OC's market cap is now 98 percent below its peak.

Faring relatively better were Tecumseh Products Co. and Manor Care, Inc., each of which lost about half of market cap.

By last October, Tecumseh's stock value had fallen 46 percent to $713 million, and Manor Care's was down 50 percent to $1.9 billion.

Cooper Tire & Rubber Co.'s market valuation , at just over $1 billion in October, is about a third of its market cap in 1993, the last time its stock was selling for nearly $40 a share.

The best-performing area company during the bear market is La-Z-Boy, Inc., whose market cap was down just 7 percent, to $1.2 billion.

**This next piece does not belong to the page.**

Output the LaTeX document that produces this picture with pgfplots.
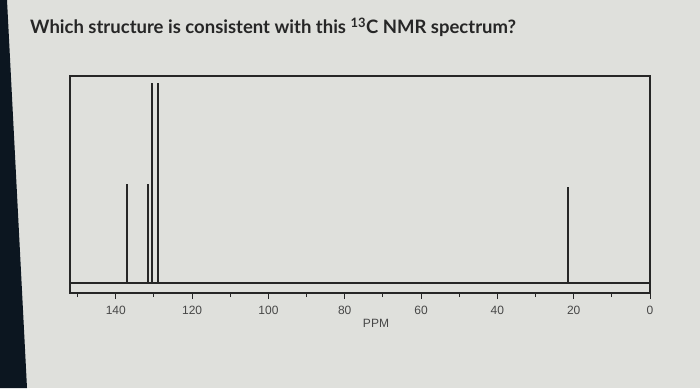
\documentclass[border=0pt]{standalone}
\usepackage{pgfplots}
\pgfplotsset{compat=1.18}
\usepackage{fontspec}
\setmainfont{Liberation Sans}
\newfontfamily\titlefont{Lato}
\definecolor{bg}{HTML}{DFE0DC}
\definecolor{ink}{HTML}{262626}
\definecolor{edge}{HTML}{0C1620}
\begin{document}
\begin{tikzpicture}[x=1pt,y=1pt]
\fill[bg] (0,0) rectangle (700,388);
\fill[edge] (0,0) -- (27,0) -- (7,388) -- (0,388) -- cycle;
\node[anchor=base west, font=\titlefont\bfseries\fontsize{18.5}{22}\selectfont, text=ink, inner sep=0] at (30,354) {Which structure is consistent with this \textsuperscript{13}C NMR spectrum?};
\begin{axis}[
 at={(70pt,95pt)}, anchor=south west,
 width=580pt, height=217pt, scale only axis,
 x dir=reverse, xmin=0, xmax=152, ymin=-0.048, ymax=1,
 xtick={0,20,...,140}, minor xtick={10,30,...,150},
 ytick=\empty, xtick pos=bottom, tick align=outside,
 major tick length=6pt, minor tick length=4pt,
 axis line style={ink, line width=1.4pt},
 every tick/.style={ink, line width=1pt},
 tick label style={font=\fontsize{12}{14}\selectfont, text=ink!85, yshift=-4pt},
 /pgf/number format/assume math mode=true,
 xlabel={PPM}, xlabel style={font=\fontsize{12}{14}\selectfont, text=ink!85, xshift=16pt, yshift=3pt},
 clip=false
]
\addplot[ink, line width=1.3pt] coordinates {(0,0) (152,0)};
\addplot[ycomb, ink, line width=1.8pt, no marks] coordinates {(137.0,0.48) (131.5,0.48) (130.5,0.965) (129.0,0.965) (21.4,0.465)};
\end{axis}
\end{tikzpicture}
\end{document}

However, that's a bit illusory, because La-Z-Boy issued 9 million shares to fund an acquisition, and that artificially inflated its market value. But even discounting the extra shares, La-Z-Boy's stock lost just 17 percent in value from peak to trough.

In the last three years, area companies have spent about $1.5 billion buying their shares back - including buybacks by Dana, O-I, Cooper Tire, Manor Care, La-Z-Boy, and Tecumseh Products.

Shareholders should eventually reap some of the rewards of that strategy, as fewer shares make each investor's stake relatively more important (especially good for stocks paying dividends).

Market cap by itself means little or nothing, unless a company is a takeover target.

On the other hand, share price means a lot to all investors.